Repeat every line of the listing below exactly, minus the pictures.

══ SUPPLIED MATERIAL

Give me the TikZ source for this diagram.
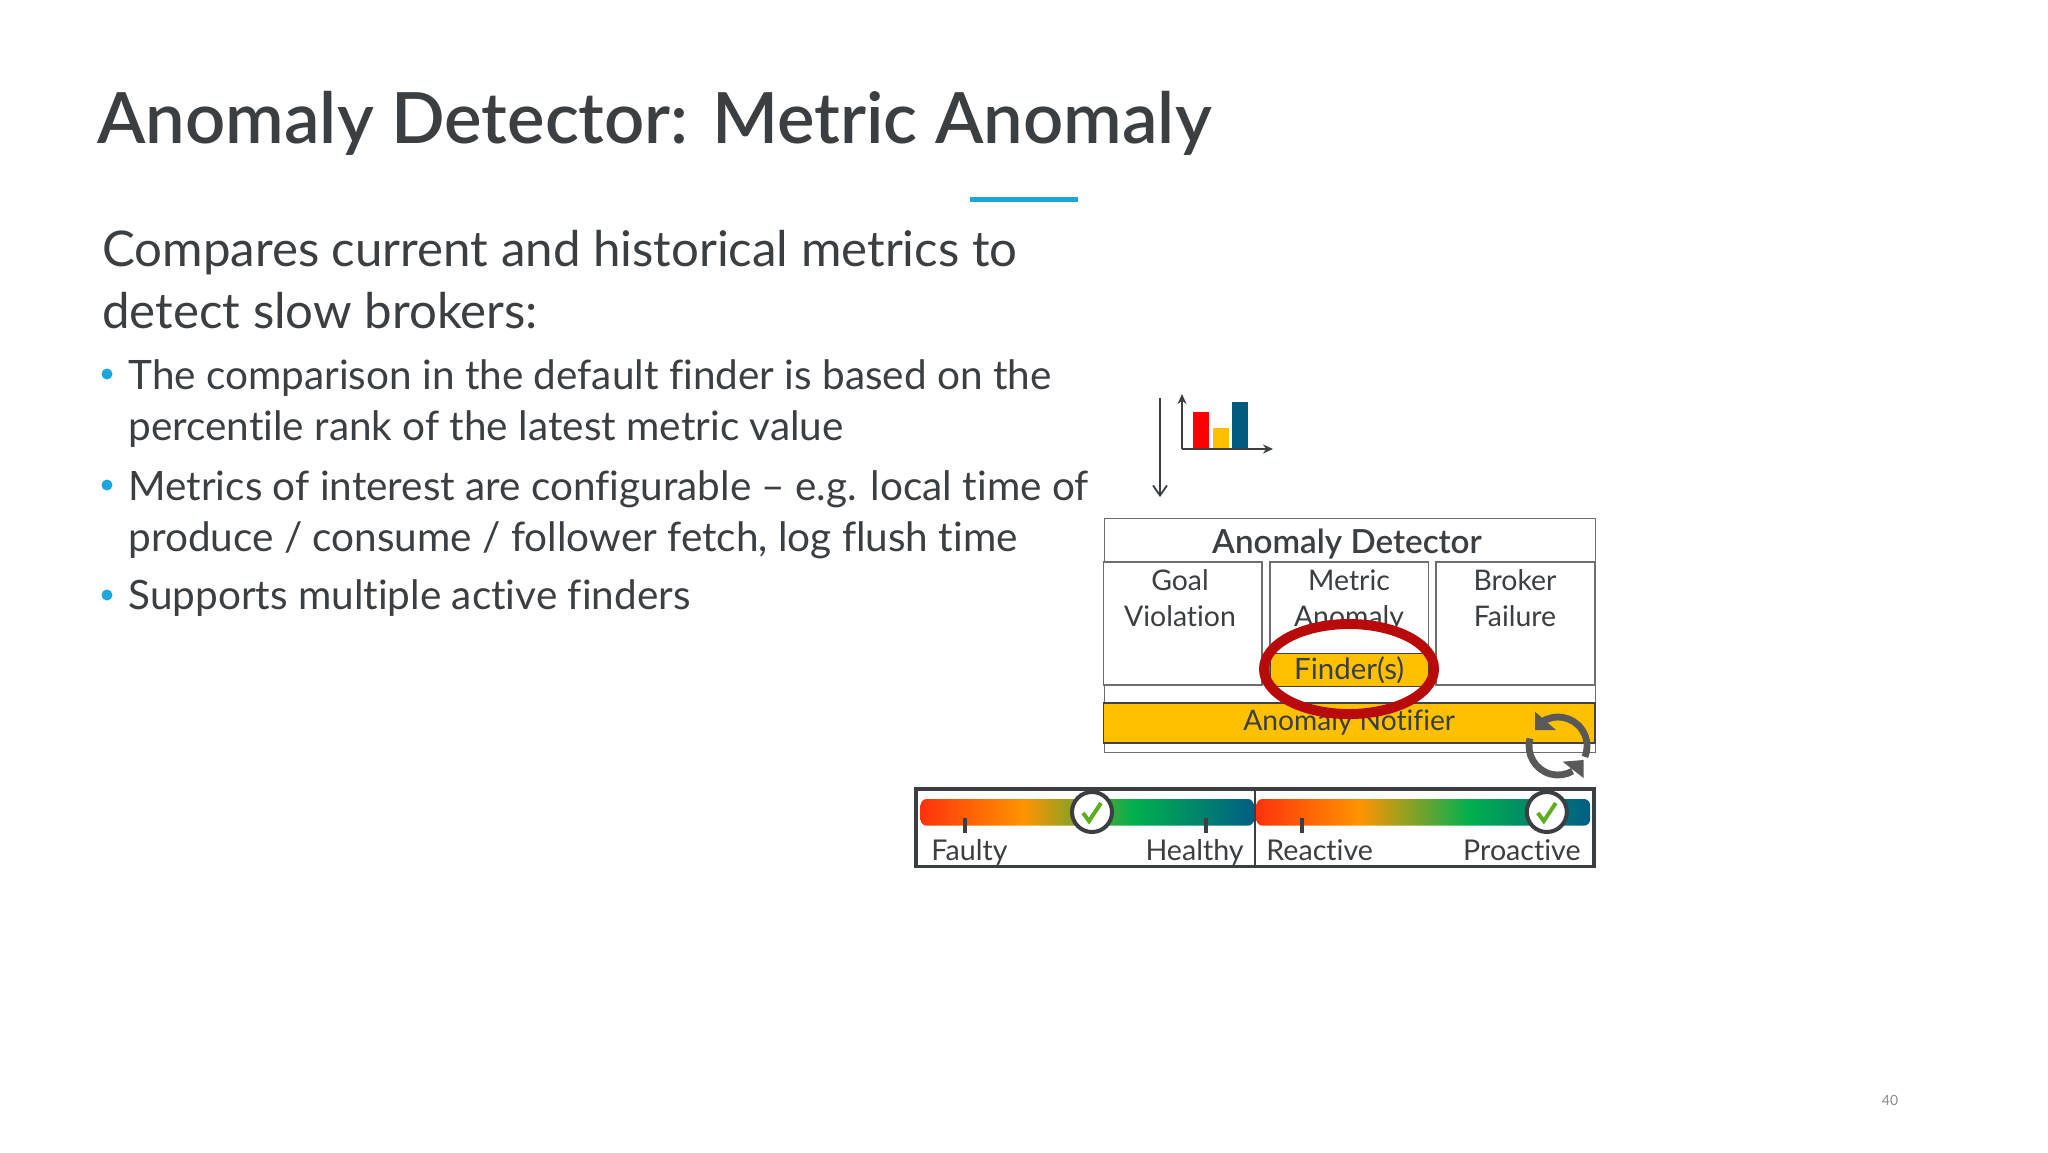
\documentclass[tikz,border=0pt]{standalone}
\usepackage{fontspec}
\setmainfont{Lato}[Ligatures=NoCommon,BoldFont={Lato Semibold}]
\usetikzlibrary{arrows.meta}
\definecolor{ink}{HTML}{3B3F42}
\definecolor{accent}{HTML}{1AA7DC}
\definecolor{gold}{HTML}{FFC000}
\definecolor{ringred}{HTML}{B80A0A}
\definecolor{boxline}{HTML}{6E6E6E}
\definecolor{iconcol}{HTML}{595959}
\definecolor{barblue}{HTML}{005A7D}
\definecolor{checkgreen}{HTML}{5BAF1E}
\pgfdeclarehorizontalshading{scale}{100bp}{rgb(0bp)=(1,0.2,0.05); rgb(25bp)=(1,0.2,0.05); rgb(40.5bp)=(1,0.58,0); rgb(57bp)=(0,0.69,0.31); rgb(75bp)=(0,0.37,0.52); rgb(100bp)=(0,0.37,0.52)}
\tikzset{
  x=0.5pt,y=-0.5pt,
  txt/.style={anchor=base west,inner sep=0pt,text=ink},
  body/.style={txt,font=\fontsize{20.25}{24}\selectfont},
  lead/.style={txt,font=\fontsize{24.6}{28}\selectfont},
  dot/.style={circle,fill=accent,inner sep=0pt,minimum size=5.5pt},
  frame/.style={draw=boxline,line width=0.6pt,fill=white},
  lab/.style={inner sep=0pt,text=ink,align=center,font=\fontsize{14.2}{18}\selectfont},
  glabel/.style={inner sep=0pt,text=ink,font=\fontsize{14.3}{18}\selectfont},
  thumb/.style={circle,draw=ink,line width=2pt,fill=white,minimum size=20pt,inner sep=0pt},
  tick/.style={draw=ink,line width=2pt},
  axis/.style={draw=ink,line width=1.2pt,-{Stealth[length=5pt,width=4.5pt]}},
  check/.style={draw=checkgreen,line width=2pt},
  refresh/.style={draw=iconcol,line width=3.4pt}
}
\begin{document}
\begin{tikzpicture}
\useasboundingbox[fill=white] (0,0) rectangle (2048,1152);
% title
\node[txt,font=\fontsize{35.3}{40}\selectfont\bfseries] (title) at (97,143) {Anomaly Detector: Metric Anomaly};
\fill[accent] (970,196.5) rectangle (1078,201.5);
% body
\node[lead] (l1) at (102,266.5) {Compares current and historical metrics to};
\node[lead] (l2) at (102,328.5) {detect slow brokers:};
\node[dot] (d1) at (107,374) {};
\node[body] (b1) at (128,389) {The comparison in the default finder is based on the};
\node[body] (b2) at (128,440.5) {percentile rank of the latest metric value};
\node[dot] (d2) at (107,485) {};
\node[body] (b3) at (128,500) {Metrics of interest are configurable – e.g. local time of};
\node[body] (b4) at (128,551) {produce / consume / follower fetch, log flush time};
\node[dot] (d3) at (107,595) {};
\node[body] (b5) at (128,609) {Supports multiple active finders};
% chart
\coordinate (org) at (1182,449);
\coordinate (ytop) at (1182,394);
\coordinate (xend) at (1273,449);
\fill[red] (1193,411.7) rectangle (1209,449);
\fill[gold] (1213,428) rectangle (1229,449);
\fill[barblue] (1232,402) rectangle (1248,449);
\draw[axis] (org) -- (ytop);
\draw[axis] (org) -- (xend);
% arrow
\coordinate (as) at (1160,398);
\coordinate (ae) at (1160,497);
\draw[draw=ink,line width=0.9pt,-{Straight Barb[length=5pt,width=7pt]}] (as) -- (ae);
% detector
\node[frame,minimum width=245.7pt,minimum height=117pt,anchor=north west,inner sep=0pt] (outer) at (1103.5,518) {};
\node[font=\fontsize{16.6}{20}\selectfont\bfseries,text=ink,inner sep=0pt] (odt) at (1347,544) {Anomaly Detector};
\draw[frame] (1103.5,562) rectangle (1262,685);
\draw[frame] (1270,562) rectangle (1428.5,686);
\draw[frame] (1436,562) rectangle (1595,685);
\node[lab,anchor=north] (gv) at (1180,569) {Goal\\Violation};
\node[lab,anchor=north] (ma) at (1349,569) {Metric\\Anomaly};
\node[lab,anchor=north] (bf) at (1515,569) {Broker\\Failure};
\node[draw=boxline!60!black,line width=0.4pt,fill=gold,minimum width=79.2pt,minimum height=16.5pt,inner sep=0pt,text=ink,font=\fontsize{14.7}{18}\selectfont] (finder) at (1349.2,670) {\raisebox{-1pt}{Finder(s)}};
\node[draw=boxline!60!black,line width=0.6pt,fill=gold,minimum width=245.7pt,minimum height=20pt,inner sep=0pt,text=ink,font=\fontsize{14.1}{18}\selectfont] (notif) at (1349.2,723) {\raisebox{-2pt}{Anomaly Notifier}};
\draw[ringred,line width=5pt] (1349,669) ellipse [x radius=85,y radius=45];
% refresh
\draw[refresh] (1558,746) ++(-125:29) arc[start angle=-125,end angle=22,radius=29];
\fill[iconcol] (1535,711.7) -- (1535,730) -- (1556,730) -- cycle;
\draw[refresh] (1558,746) ++(195:29) arc[start angle=195,end angle=60,radius=29];
\fill[iconcol] (1583.5,778) -- (1583.5,760) -- (1562.7,761.7) -- cycle;
% gauges
\shade[shading=scale,rounded corners=3pt] (920.7,799) rectangle (1253.7,825.7);
\shade[shading=scale,rounded corners=3pt] (1256.5,799) rectangle (1590,825.7);
\draw[ink,line width=1.8pt] (916,789) rectangle (1594,866.5);
\coordinate (dt) at (1255,789);
\coordinate (db) at (1255,866.5);
\draw[ink,line width=1.3pt] (dt) -- (db);
\draw[tick] (964.8,818) -- (964.8,832.7);
\draw[tick] (1206.4,818) -- (1206.4,832.7);
\draw[tick] (1301.5,818) -- (1301.5,832.7);
\node[thumb] (t1) at (1092,812) {};
\node[thumb] (t2) at (1546.8,812) {};
\draw[check] (1083,813) -- (1089,821) -- (1101,803);
\draw[check] (1537.8,813) -- (1543.8,821) -- (1555.8,803);
\node[glabel,anchor=base west] (f) at (931,860) {Faulty};
\node[glabel,anchor=base east] (h) at (1244,860) {Healthy};
\node[glabel,anchor=base west] (r) at (1266,860) {Reactive};
\node[glabel,anchor=base east] (p) at (1581,860) {Proactive};
\node[inner sep=0pt,text=black!45,font=\fontsize{7}{8}\selectfont] (pg) at (1890,1100) {40};
\end{tikzpicture}
\end{document}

════

THE OUTPUT:
Give me the TikZ source for this diagram.
\documentclass[tikz,border=0pt]{standalone}
\usepackage{fontspec}
\setmainfont{Lato}[Ligatures=NoCommon,BoldFont={Lato Semibold}]
\usetikzlibrary{arrows.meta}
\definecolor{ink}{HTML}{3B3F42}
\definecolor{accent}{HTML}{1AA7DC}
\definecolor{gold}{HTML}{FFC000}
\definecolor{ringred}{HTML}{B80A0A}
\definecolor{boxline}{HTML}{6E6E6E}
\definecolor{iconcol}{HTML}{595959}
\definecolor{barblue}{HTML}{005A7D}
\definecolor{checkgreen}{HTML}{5BAF1E}
\pgfdeclarehorizontalshading{scale}{100bp}{rgb(0bp)=(1,0.2,0.05); rgb(25bp)=(1,0.2,0.05); rgb(40.5bp)=(1,0.58,0); rgb(57bp)=(0,0.69,0.31); rgb(75bp)=(0,0.37,0.52); rgb(100bp)=(0,0.37,0.52)}
\tikzset{
  x=0.5pt,y=-0.5pt,
  txt/.style={anchor=base west,inner sep=0pt,text=ink},
  body/.style={txt,font=\fontsize{20.25}{24}\selectfont},
  lead/.style={txt,font=\fontsize{24.6}{28}\selectfont},
  dot/.style={circle,fill=accent,inner sep=0pt,minimum size=5.5pt},
  frame/.style={draw=boxline,line width=0.6pt,fill=white},
  lab/.style={inner sep=0pt,text=ink,align=center,font=\fontsize{14.2}{18}\selectfont},
  glabel/.style={inner sep=0pt,text=ink,font=\fontsize{14.3}{18}\selectfont},
  thumb/.style={circle,draw=ink,line width=2pt,fill=white,minimum size=20pt,inner sep=0pt},
  tick/.style={draw=ink,line width=2pt},
  axis/.style={draw=ink,line width=1.2pt,-{Stealth[length=5pt,width=4.5pt]}},
  check/.style={draw=checkgreen,line width=2pt},
  refresh/.style={draw=iconcol,line width=3.4pt}
}
\begin{document}
\begin{tikzpicture}
\useasboundingbox[fill=white] (0,0) rectangle (2048,1152);
% title
\node[txt,font=\fontsize{35.3}{40}\selectfont\bfseries] (title) at (97,143) {Anomaly Detector: Metric Anomaly};
\fill[accent] (970,196.5) rectangle (1078,201.5);
% body
\node[lead] (l1) at (102,266.5) {Compares current and historical metrics to};
\node[lead] (l2) at (102,328.5) {detect slow brokers:};
\node[dot] (d1) at (107,374) {};
\node[body] (b1) at (128,389) {The comparison in the default finder is based on the};
\node[body] (b2) at (128,440.5) {percentile rank of the latest metric value};
\node[dot] (d2) at (107,485) {};
\node[body] (b3) at (128,500) {Metrics of interest are configurable – e.g. local time of};
\node[body] (b4) at (128,551) {produce / consume / follower fetch, log flush time};
\node[dot] (d3) at (107,595) {};
\node[body] (b5) at (128,609) {Supports multiple active finders};
% chart
\coordinate (org) at (1182,449);
\coordinate (ytop) at (1182,394);
\coordinate (xend) at (1273,449);
\fill[red] (1193,411.7) rectangle (1209,449);
\fill[gold] (1213,428) rectangle (1229,449);
\fill[barblue] (1232,402) rectangle (1248,449);
\draw[axis] (org) -- (ytop);
\draw[axis] (org) -- (xend);
% arrow
\coordinate (as) at (1160,398);
\coordinate (ae) at (1160,497);
\draw[draw=ink,line width=0.9pt,-{Straight Barb[length=5pt,width=7pt]}] (as) -- (ae);
% detector
\node[frame,minimum width=245.7pt,minimum height=117pt,anchor=north west,inner sep=0pt] (outer) at (1103.5,518) {};
\node[font=\fontsize{16.6}{20}\selectfont\bfseries,text=ink,inner sep=0pt] (odt) at (1347,544) {Anomaly Detector};
\draw[frame] (1103.5,562) rectangle (1262,685);
\draw[frame] (1270,562) rectangle (1428.5,686);
\draw[frame] (1436,562) rectangle (1595,685);
\node[lab,anchor=north] (gv) at (1180,569) {Goal\\Violation};
\node[lab,anchor=north] (ma) at (1349,569) {Metric\\Anomaly};
\node[lab,anchor=north] (bf) at (1515,569) {Broker\\Failure};
\node[draw=boxline!60!black,line width=0.4pt,fill=gold,minimum width=79.2pt,minimum height=16.5pt,inner sep=0pt,text=ink,font=\fontsize{14.7}{18}\selectfont] (finder) at (1349.2,670) {\raisebox{-1pt}{Finder(s)}};
\node[draw=boxline!60!black,line width=0.6pt,fill=gold,minimum width=245.7pt,minimum height=20pt,inner sep=0pt,text=ink,font=\fontsize{14.1}{18}\selectfont] (notif) at (1349.2,723) {\raisebox{-2pt}{Anomaly Notifier}};
\draw[ringred,line width=5pt] (1349,669) ellipse [x radius=85,y radius=45];
% refresh
\draw[refresh] (1558,746) ++(-125:29) arc[start angle=-125,end angle=22,radius=29];
\fill[iconcol] (1535,711.7) -- (1535,730) -- (1556,730) -- cycle;
\draw[refresh] (1558,746) ++(195:29) arc[start angle=195,end angle=60,radius=29];
\fill[iconcol] (1583.5,778) -- (1583.5,760) -- (1562.7,761.7) -- cycle;
% gauges
\shade[shading=scale,rounded corners=3pt] (920.7,799) rectangle (1253.7,825.7);
\shade[shading=scale,rounded corners=3pt] (1256.5,799) rectangle (1590,825.7);
\draw[ink,line width=1.8pt] (916,789) rectangle (1594,866.5);
\coordinate (dt) at (1255,789);
\coordinate (db) at (1255,866.5);
\draw[ink,line width=1.3pt] (dt) -- (db);
\draw[tick] (964.8,818) -- (964.8,832.7);
\draw[tick] (1206.4,818) -- (1206.4,832.7);
\draw[tick] (1301.5,818) -- (1301.5,832.7);
\node[thumb] (t1) at (1092,812) {};
\node[thumb] (t2) at (1546.8,812) {};
\draw[check] (1083,813) -- (1089,821) -- (1101,803);
\draw[check] (1537.8,813) -- (1543.8,821) -- (1555.8,803);
\node[glabel,anchor=base west] (f) at (931,860) {Faulty};
\node[glabel,anchor=base east] (h) at (1244,860) {Healthy};
\node[glabel,anchor=base west] (r) at (1266,860) {Reactive};
\node[glabel,anchor=base east] (p) at (1581,860) {Proactive};
\node[inner sep=0pt,text=black!45,font=\fontsize{7}{8}\selectfont] (pg) at (1890,1100) {40};
\end{tikzpicture}
\end{document}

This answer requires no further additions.